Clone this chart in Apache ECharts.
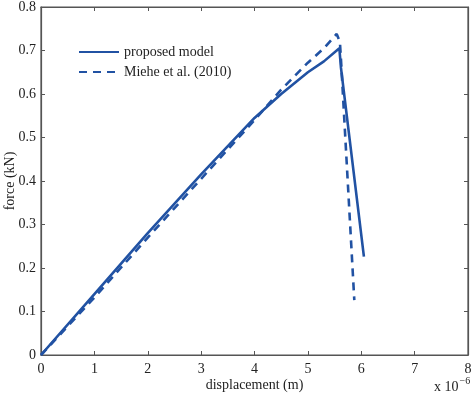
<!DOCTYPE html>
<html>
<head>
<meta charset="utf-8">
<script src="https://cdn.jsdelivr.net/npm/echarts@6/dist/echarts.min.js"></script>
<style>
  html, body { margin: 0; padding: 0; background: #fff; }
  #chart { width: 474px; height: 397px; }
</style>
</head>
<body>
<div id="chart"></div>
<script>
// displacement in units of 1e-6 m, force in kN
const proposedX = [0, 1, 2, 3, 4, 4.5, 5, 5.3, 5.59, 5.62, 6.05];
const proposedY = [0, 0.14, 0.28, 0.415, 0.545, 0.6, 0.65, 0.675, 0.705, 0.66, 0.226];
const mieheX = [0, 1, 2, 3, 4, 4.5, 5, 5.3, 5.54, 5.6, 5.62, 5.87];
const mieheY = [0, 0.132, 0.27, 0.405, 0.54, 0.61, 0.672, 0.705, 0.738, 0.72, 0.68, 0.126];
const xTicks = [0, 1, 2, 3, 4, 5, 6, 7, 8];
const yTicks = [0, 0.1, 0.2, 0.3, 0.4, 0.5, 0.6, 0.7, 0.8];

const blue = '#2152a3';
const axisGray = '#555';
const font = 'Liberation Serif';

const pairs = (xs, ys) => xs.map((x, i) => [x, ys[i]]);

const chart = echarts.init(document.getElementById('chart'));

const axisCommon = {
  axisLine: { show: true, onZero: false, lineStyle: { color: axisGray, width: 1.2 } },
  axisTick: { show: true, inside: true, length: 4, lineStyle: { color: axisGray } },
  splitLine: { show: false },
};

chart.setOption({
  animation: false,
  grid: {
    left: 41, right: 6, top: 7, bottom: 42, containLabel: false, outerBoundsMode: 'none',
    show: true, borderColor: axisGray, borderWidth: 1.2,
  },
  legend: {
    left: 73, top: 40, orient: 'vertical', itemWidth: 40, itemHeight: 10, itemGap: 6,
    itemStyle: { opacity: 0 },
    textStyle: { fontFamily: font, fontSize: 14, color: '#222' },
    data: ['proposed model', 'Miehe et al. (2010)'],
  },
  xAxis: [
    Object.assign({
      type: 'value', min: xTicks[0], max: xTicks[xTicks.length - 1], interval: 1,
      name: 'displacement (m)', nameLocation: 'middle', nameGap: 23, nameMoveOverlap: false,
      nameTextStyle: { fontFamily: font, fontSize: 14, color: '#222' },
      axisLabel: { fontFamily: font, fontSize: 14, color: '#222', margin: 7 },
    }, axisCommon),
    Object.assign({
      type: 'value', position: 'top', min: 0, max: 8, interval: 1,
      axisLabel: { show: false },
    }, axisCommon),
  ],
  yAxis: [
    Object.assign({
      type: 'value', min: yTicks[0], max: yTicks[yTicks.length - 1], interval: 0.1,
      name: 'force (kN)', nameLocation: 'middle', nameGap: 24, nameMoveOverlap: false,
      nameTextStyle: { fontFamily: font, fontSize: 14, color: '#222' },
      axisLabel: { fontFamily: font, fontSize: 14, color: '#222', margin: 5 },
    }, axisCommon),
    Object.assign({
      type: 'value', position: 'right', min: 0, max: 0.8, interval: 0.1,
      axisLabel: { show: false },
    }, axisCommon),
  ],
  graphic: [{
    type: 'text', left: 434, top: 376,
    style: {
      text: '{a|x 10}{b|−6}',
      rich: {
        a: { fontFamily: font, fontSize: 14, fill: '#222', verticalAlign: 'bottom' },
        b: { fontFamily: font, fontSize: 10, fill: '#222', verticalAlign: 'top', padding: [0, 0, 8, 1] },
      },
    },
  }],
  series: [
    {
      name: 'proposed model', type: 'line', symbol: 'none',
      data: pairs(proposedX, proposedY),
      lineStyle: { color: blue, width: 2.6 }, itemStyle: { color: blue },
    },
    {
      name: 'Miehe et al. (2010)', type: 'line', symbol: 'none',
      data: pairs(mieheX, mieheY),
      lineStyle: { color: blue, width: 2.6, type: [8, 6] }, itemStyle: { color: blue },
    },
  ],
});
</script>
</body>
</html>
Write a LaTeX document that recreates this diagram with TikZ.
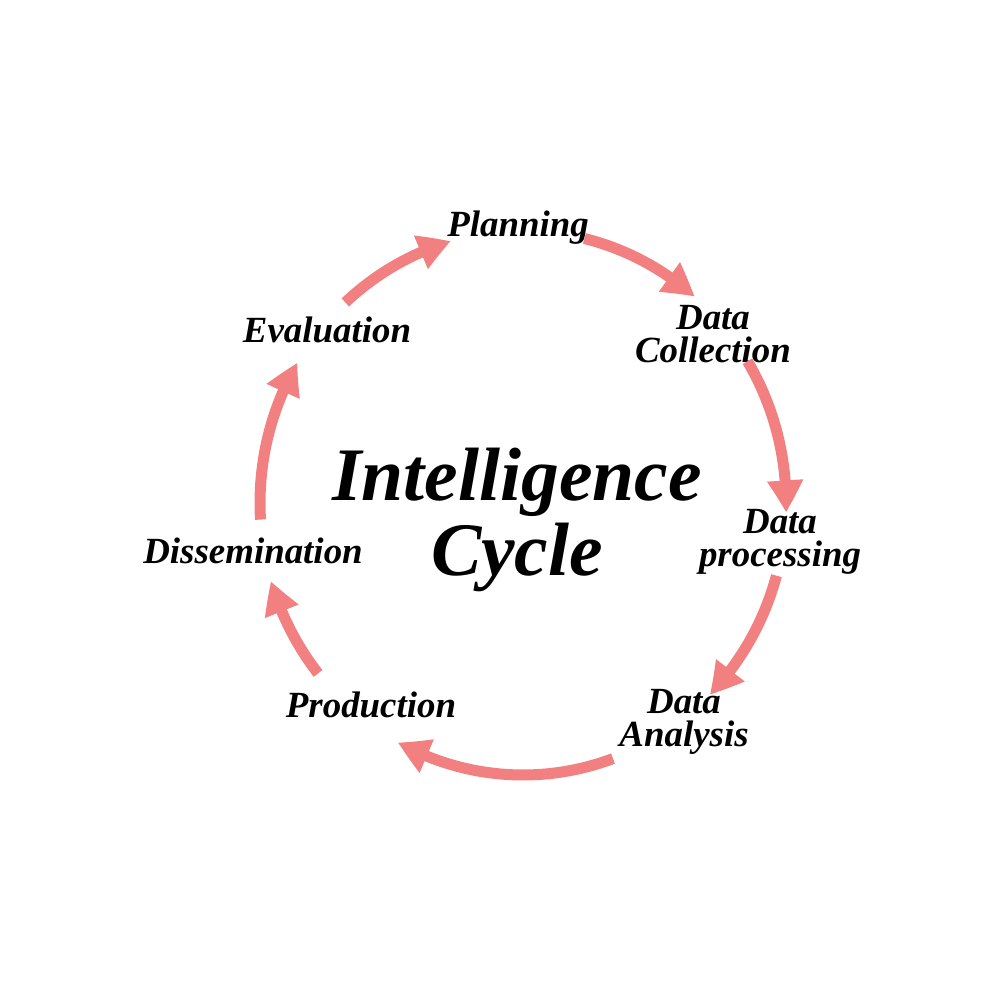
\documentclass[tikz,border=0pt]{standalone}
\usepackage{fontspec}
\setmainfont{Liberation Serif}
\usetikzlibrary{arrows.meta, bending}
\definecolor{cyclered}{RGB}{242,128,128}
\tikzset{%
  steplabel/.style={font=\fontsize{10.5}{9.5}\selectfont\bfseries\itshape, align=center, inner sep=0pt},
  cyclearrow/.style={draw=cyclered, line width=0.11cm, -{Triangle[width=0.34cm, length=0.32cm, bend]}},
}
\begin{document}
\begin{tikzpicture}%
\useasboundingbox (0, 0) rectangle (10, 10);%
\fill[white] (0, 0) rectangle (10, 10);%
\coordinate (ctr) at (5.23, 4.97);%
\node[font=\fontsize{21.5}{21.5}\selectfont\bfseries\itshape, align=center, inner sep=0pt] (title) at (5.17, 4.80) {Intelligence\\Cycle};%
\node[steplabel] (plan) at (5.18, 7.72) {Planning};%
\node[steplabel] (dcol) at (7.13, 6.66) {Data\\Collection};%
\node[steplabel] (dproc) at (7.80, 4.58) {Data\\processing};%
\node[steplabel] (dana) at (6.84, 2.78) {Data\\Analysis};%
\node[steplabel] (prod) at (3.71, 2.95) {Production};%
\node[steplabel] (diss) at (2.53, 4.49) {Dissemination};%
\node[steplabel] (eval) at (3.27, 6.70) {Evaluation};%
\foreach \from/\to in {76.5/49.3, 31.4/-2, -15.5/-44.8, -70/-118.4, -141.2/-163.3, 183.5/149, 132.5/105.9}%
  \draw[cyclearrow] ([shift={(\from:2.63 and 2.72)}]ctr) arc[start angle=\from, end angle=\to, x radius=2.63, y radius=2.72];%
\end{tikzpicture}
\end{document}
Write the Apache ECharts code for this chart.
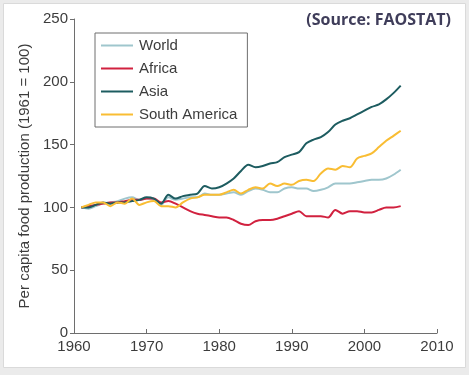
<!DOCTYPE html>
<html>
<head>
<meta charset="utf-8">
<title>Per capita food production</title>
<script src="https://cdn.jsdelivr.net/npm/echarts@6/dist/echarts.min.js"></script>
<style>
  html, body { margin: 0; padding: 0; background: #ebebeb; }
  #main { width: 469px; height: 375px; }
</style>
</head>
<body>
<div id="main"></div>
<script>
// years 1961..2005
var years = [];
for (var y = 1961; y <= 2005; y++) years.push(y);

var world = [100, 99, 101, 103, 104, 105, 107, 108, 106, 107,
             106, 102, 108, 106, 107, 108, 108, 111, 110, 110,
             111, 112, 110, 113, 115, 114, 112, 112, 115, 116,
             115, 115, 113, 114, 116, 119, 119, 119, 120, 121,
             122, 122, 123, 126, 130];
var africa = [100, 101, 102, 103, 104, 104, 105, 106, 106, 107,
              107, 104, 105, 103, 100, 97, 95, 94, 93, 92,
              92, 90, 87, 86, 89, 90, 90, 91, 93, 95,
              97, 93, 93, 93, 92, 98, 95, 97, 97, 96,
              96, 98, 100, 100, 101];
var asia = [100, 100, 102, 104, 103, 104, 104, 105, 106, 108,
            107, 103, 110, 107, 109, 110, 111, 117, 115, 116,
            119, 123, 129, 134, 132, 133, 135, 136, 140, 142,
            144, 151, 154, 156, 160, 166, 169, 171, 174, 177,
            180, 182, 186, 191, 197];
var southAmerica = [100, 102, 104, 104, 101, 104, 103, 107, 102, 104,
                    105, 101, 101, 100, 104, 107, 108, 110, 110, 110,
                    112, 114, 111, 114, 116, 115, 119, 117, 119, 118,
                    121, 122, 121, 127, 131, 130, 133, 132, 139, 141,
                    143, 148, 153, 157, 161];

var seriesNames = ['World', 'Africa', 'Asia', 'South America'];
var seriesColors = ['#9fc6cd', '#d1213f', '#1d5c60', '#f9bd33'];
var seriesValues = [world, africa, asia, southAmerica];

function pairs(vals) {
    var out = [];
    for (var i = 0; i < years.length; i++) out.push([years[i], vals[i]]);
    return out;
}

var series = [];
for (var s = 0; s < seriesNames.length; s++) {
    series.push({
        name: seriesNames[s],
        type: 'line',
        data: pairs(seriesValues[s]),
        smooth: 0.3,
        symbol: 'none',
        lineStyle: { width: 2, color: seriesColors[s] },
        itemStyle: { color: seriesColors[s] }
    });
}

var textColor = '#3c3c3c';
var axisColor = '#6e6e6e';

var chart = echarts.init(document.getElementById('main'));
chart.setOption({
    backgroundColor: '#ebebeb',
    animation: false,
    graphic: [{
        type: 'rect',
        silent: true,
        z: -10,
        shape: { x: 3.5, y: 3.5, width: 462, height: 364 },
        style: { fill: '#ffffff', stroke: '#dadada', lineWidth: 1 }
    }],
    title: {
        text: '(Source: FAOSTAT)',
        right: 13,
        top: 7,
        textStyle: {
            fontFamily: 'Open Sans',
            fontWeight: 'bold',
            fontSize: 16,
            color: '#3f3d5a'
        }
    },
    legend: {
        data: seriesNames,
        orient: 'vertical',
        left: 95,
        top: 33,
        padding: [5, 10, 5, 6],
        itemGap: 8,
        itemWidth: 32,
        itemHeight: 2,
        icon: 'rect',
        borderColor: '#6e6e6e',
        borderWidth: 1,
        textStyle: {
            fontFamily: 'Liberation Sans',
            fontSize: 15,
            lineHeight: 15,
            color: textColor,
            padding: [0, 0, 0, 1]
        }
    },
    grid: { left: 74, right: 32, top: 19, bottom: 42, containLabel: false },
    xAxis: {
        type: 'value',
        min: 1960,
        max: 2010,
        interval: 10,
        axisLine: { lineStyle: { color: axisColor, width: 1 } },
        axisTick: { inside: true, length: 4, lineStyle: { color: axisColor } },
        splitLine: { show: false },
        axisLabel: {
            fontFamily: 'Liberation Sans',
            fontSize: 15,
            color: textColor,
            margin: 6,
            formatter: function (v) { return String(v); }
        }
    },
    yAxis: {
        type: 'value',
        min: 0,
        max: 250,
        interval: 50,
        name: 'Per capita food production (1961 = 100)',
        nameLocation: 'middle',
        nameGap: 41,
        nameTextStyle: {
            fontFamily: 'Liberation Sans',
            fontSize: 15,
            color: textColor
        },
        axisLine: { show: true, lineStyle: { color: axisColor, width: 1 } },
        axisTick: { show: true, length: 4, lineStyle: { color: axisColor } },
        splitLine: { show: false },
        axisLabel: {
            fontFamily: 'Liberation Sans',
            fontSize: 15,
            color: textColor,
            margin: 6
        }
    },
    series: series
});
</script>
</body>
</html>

AIM OF THE TASK
Report how many lines above hold the string "Apache", giving nothing but the number.

RESULT
2